This topic describes how to configure Telegraf in VMware Tanzu Kubernetes Grid Integrated Edition (TKGI).
You can configure Telegraf to collect metrics from TKGI API, control plane node, and worker node VMs and send the metrics to a monitoring service, such as Wavefront or Datadog.
For more information about these metrics, see Metrics: Telegraf in Monitoring TKGI and TKGI-Provisioned Clusters.
To collect metrics using Telegraf:
To connect a monitoring service to TKGI, you must create a configuration file for the service. The configuration file is written in a TOML format and consists of key-value pairs. After you create your configuration file, you can enter the file into the Tanzu Kubernetes Grid Integrated Edition tile to connect the service.
To create a configuration file for your monitoring service:
Locate the required format for your monitoring service in the README.md
file for your service in telegraf in GitHub. For example, if you want to collect metrics from etcd, the etcd documentation recommends using the open-source Prometheus monitoring service.
Create your configuration file using the required format of your monitoring service.

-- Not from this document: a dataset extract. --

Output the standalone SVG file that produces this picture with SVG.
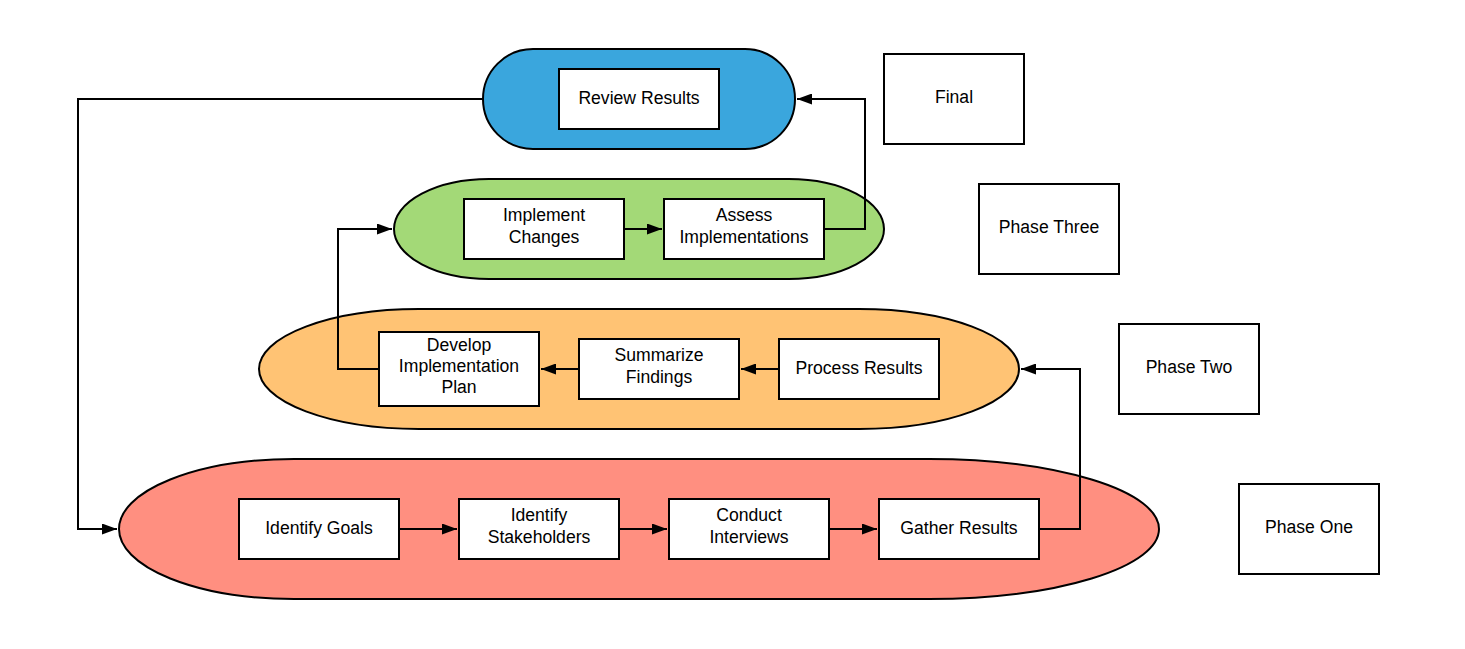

For example, if you want to create a configuration file for an HTTP output plugin, create a file similar to the following:
[[outputs.http]]
url="https://example.com"
method="POST"
data_format="json"
[[processors.override]]
[processors.override.tags]
director = "bosh-director-1"
Note: You can add tags to your configuration file to label etcd metrics. For example, the above code snippet adds a bosh-director-1
tag to the etcd metrics. If you have multiple BOSH Directors, VMware recommends adding tags to filter your metrics in your monitoring service.

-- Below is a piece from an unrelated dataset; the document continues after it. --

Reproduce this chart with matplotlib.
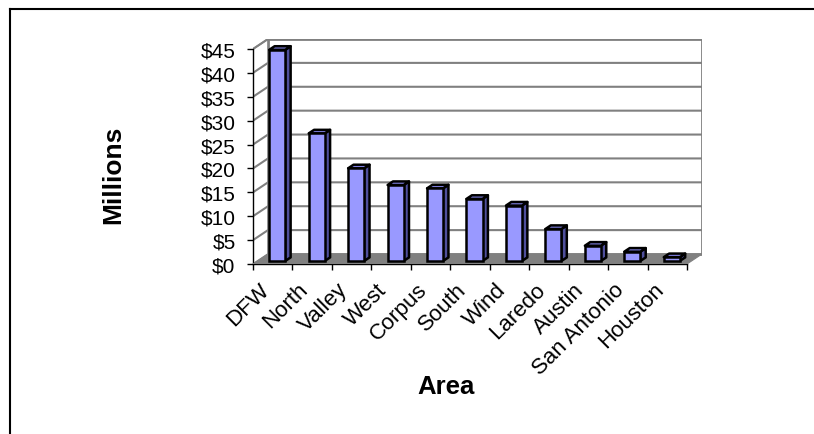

To configure TKGI to use Telegraf for metric collection:
Navigate to the Tanzu Kubernetes Grid Integrated Edition tile > Settings > Host Monitoring.
Under Enable Telegraf Outputs?, select Yes.

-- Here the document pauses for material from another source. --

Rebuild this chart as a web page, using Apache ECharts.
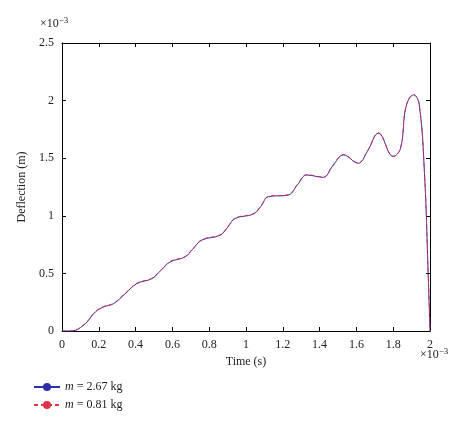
<!DOCTYPE html>
<html>
<head>
<meta charset="utf-8">
<script src="https://cdn.jsdelivr.net/npm/echarts@6/dist/echarts.min.js"></script>
<style>html,body{margin:0;background:#fff}#c{width:474px;height:443px}</style>
</head>
<body>
<div id="c"></div>
<script>
// time in units of 1e-3 s, deflection in units of 1e-3 m
var timeMs = [0, 0.04, 0.072, 0.10, 0.136, 0.181, 0.226, 0.281, 0.344, 0.407, 0.489, 0.54, 0.588, 0.67, 0.71, 0.76, 0.86, 0.90, 0.941, 1.04, 1.08, 1.122, 1.23, 1.28, 1.33, 1.42, 1.47, 1.53, 1.61, 1.66, 1.72, 1.80, 1.84, 1.87, 1.91, 1.94, 1.97, 1.99, 2.0];
var defl1 = [0, 0, 0.005, 0.03, 0.078, 0.165, 0.209, 0.238, 0.325, 0.412, 0.455, 0.53, 0.600, 0.644, 0.71, 0.789, 0.832, 0.90, 0.977, 1.015, 1.08, 1.166, 1.18, 1.27, 1.354, 1.334, 1.43, 1.528, 1.456, 1.56, 1.717, 1.514, 1.586, 1.949, 2.05, 1.978, 1.369, 0.499, 0];
var defl2 = [0, 0, 0.006, 0.032, 0.08, 0.168, 0.212, 0.241, 0.328, 0.415, 0.458, 0.533, 0.603, 0.647, 0.713, 0.792, 0.835, 0.903, 0.98, 1.018, 1.083, 1.169, 1.183, 1.273, 1.357, 1.337, 1.433, 1.531, 1.459, 1.563, 1.72, 1.517, 1.589, 1.952, 2.053, 1.981, 1.372, 0.502, 0];
var xTicks = ['0', '0.2', '0.4', '0.6', '0.8', '1', '1.2', '1.4', '1.6', '1.8', '2'];
var yTicks = ['0', '0.5', '1', '1.5', '2', '2.5'];

var serif = 'Liberation Serif';
function pairs(ys) { return timeMs.map(function (t, i) { return [t, ys[i]]; }); }
var chart = echarts.init(document.getElementById('c'));
var baseAxisX = { type: 'value', min: 0, max: 2, interval: 0.2, splitLine: { show: false },
  axisLine: { show: true, onZero: false, lineStyle: { color: '#000' } }, axisTick: { show: true, inside: true, length: 4, lineStyle: { color: '#000' } } };
var baseAxisY = { type: 'value', min: 0, max: 2.5, interval: 0.5, splitLine: { show: false },
  axisLine: { show: true, onZero: false, lineStyle: { color: '#000' } }, axisTick: { show: true, inside: true, length: 4, lineStyle: { color: '#000' } } };
chart.setOption({
  animation: false,
  textStyle: { fontFamily: serif },
  grid: { left: 62, right: 44, top: 43, bottom: 112 },
  legend: {
    orient: 'vertical', left: 28, top: 376, itemWidth: 26, itemHeight: 10, itemGap: 6,
    textStyle: { fontFamily: serif, fontSize: 12, color: '#222',
      rich: { i: { fontStyle: 'italic', fontFamily: serif, fontSize: 12 } } },
    formatter: function (n) { return n === 'a' ? '{i|m} = 2.67 kg' : '{i|m} = 0.81 kg'; },
    data: ['a', 'b']
  },
  xAxis: [
    Object.assign({}, baseAxisX, { position: 'bottom', name: 'Time (s)', nameLocation: 'middle', nameGap: 22,
      nameTextStyle: { fontFamily: serif, fontSize: 12, color: '#222' },
      axisLabel: { fontFamily: serif, fontSize: 12, color: '#222', formatter: function (v) { return xTicks[Math.round(v / 0.2)]; } } }),
    Object.assign({}, baseAxisX, { position: 'top', axisLabel: { show: false } })
  ],
  yAxis: [
    Object.assign({}, baseAxisY, { position: 'left', name: 'Deflection (m)', nameLocation: 'middle', nameGap: 33,
      nameTextStyle: { fontFamily: serif, fontSize: 12, color: '#222' },
      axisLabel: { fontFamily: serif, fontSize: 12, color: '#222', formatter: function (v) { return yTicks[Math.round(v / 0.5)]; } } }),
    Object.assign({}, baseAxisY, { position: 'right', axisLabel: { show: false } })
  ],
  graphic: [
    { type: 'text', left: 40, top: 16, style: { text: '×10{s|−3}', fontFamily: serif, fontSize: 12, fill: '#222', rich: { s: { fontSize: 9, verticalAlign: 'top', fontFamily: serif, padding: [0, 0, 6, 0] } } } },
    { type: 'text', left: 420, top: 347, style: { text: '×10{s|−3}', fontFamily: serif, fontSize: 12, fill: '#222', rich: { s: { fontSize: 9, verticalAlign: 'top', fontFamily: serif, padding: [0, 0, 6, 0] } } } }
  ],
  series: [
    { name: 'a', type: 'line', smooth: 0.4, symbol: 'none', data: pairs(defl1), itemStyle: { color: '#2b2fa8' }, lineStyle: { color: '#2b2fa8', width: 1 } },
    { name: 'b', type: 'line', smooth: 0.4, symbol: 'none', data: pairs(defl2), itemStyle: { color: '#e0304a' }, lineStyle: { color: '#e0304a', width: 1, type: [4, 3] } }
  ]
});
</script>
</body>
</html>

Configure Telegraf output settings as described in the table below.
Configuration Setting | Description…to send these metrics to your monitoring service |
---|---|
Prometheus input plugin Metric version | Controls the metrics mapping from Prometheus to telegraf when scraping metrics using the Prometheus input plugin. The Prometheus input plugin scrapes the following metrics: node_exporter , kube_apiserver , kube_controller_manager , kube_scheduler , and etcd metrics . Requires TKGI v1.13.7 or later. Your Prometheus client must be configured with the matching metric_version setting. For more information, see Prometheus Input Plugin in the telegraf GitHub repository. |
Enable node exporter on TKGI API | Enable to send Node Exporter metrics from the TKGI API VM. |
Enable node exporter on control plane | Enable to send Node Exporter metrics from Kubernetes control plane nodes. |
Include etcd metrics | Enable to send etcd server and debugging metrics. |
Enable node exporter on worker | Enable to send Node Exporter metrics from Kubernetes worker nodes. |
Include Kubernetes Controller Manager metrics | Enable to send Kubernetes controller manager metrics.
|
Include Kubernetes API Server metrics | Enable to send Kubernetes API Server metrics. |
Include kubelet metrics | Enable to send kubelet metrics for all workloads running in all your Kubernetes clusters.
|
Note: The telegraf output configuration options are visible to TKGI admins only.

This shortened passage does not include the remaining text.